A retired art teacher is requesting that his neighbors stop trying to have sex with his hedge. According to the
BBC, Keith Tyssen of Sheffield, England, has been maintaining a hedge sculpture of a reclining nude woman in front of his home since 2000. He told reporters that the hedge has become the target of pranksters over the years, and he is often woken up during the night to find passing revelers going through the motions of having sex with it. “I’ve been awakened many times—mainly by men and sometimes also by women messing about with her and making a lot of hysterical noises,” he said. Tyssen says he has to make regular repairs to the hedge because of the damage done to it by those he calls “lowlifes.” He has considered putting up a sign or installing an alarm system to discourage further incidents. The hedge has been maintained by Tyssen for nearly 40 years and has carried a number of shapes, including a monster and a Greek god.

Dateline: United States

Amazon’s facial recognition software incorrectly matched 28 members of Congress with mugshots. Last week, the ACLU
released the results of a test it conducted to evaluate the accuracy of “Rekognition,” a facial recognition AI developed by Amazon and sold to a number of law enforcement organizations. As part of the test, the group compared the photos of all 535 members of Congress to a database of 25,000 publicly available arrest photos using Rekognition’s default settings. According to the results, 28 lawmakers were mistakenly identified as people who had committed a crime.
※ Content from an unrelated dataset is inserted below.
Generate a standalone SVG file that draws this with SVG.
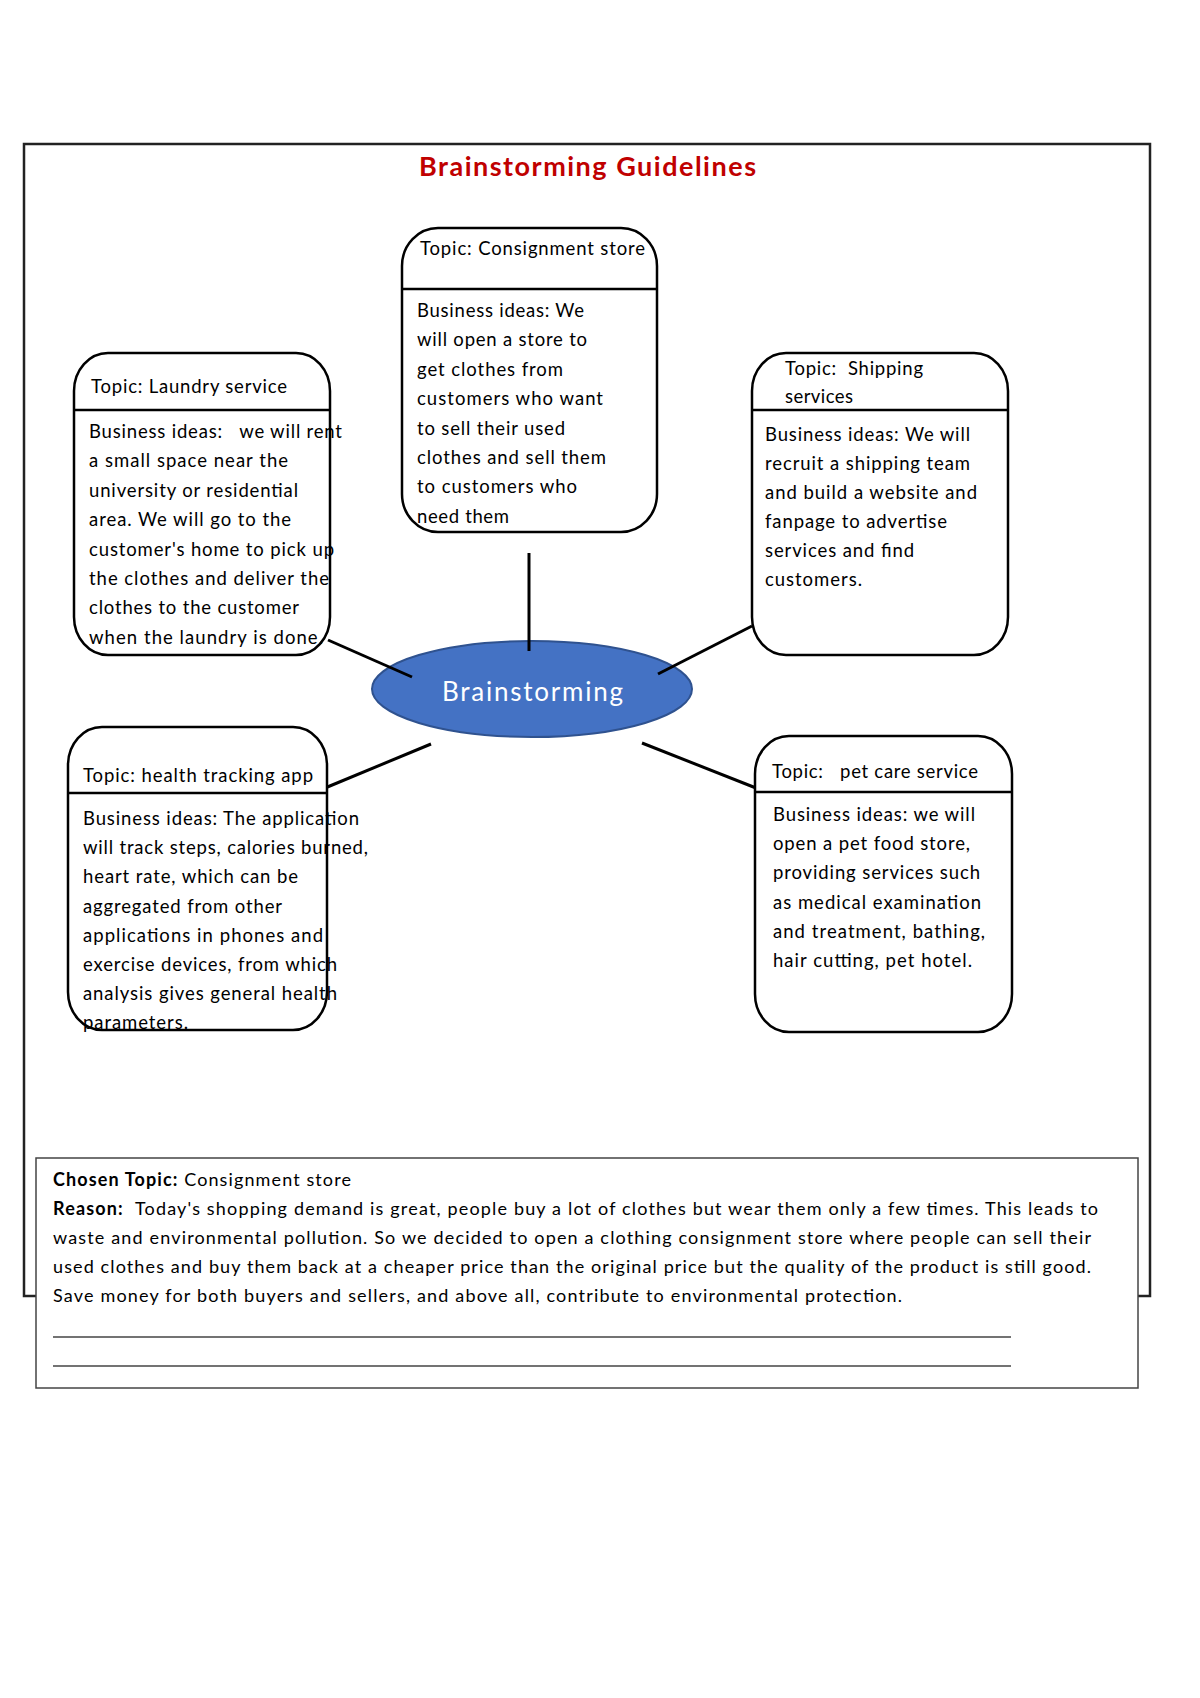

Legislators who were incorrectly matched to mugshots included Republicans and Democrats, but people of color were disproportionately represented. According to the press release, people of color make up around 20 percent of Congress, but people of color made up 40 percent of those mismatched by the AI. Among those mismatched were six members of the Congressional Black Caucus, including civil rights legend Rep. John Lewis. The ACLU is asking that Congress join it in calling for law enforcement to halt use of the software. A number of lawmakers who were misidentified by Rekognition sent letters to Jeff Bezos, CEO of Amazon, inquiring about the software’s efficacy.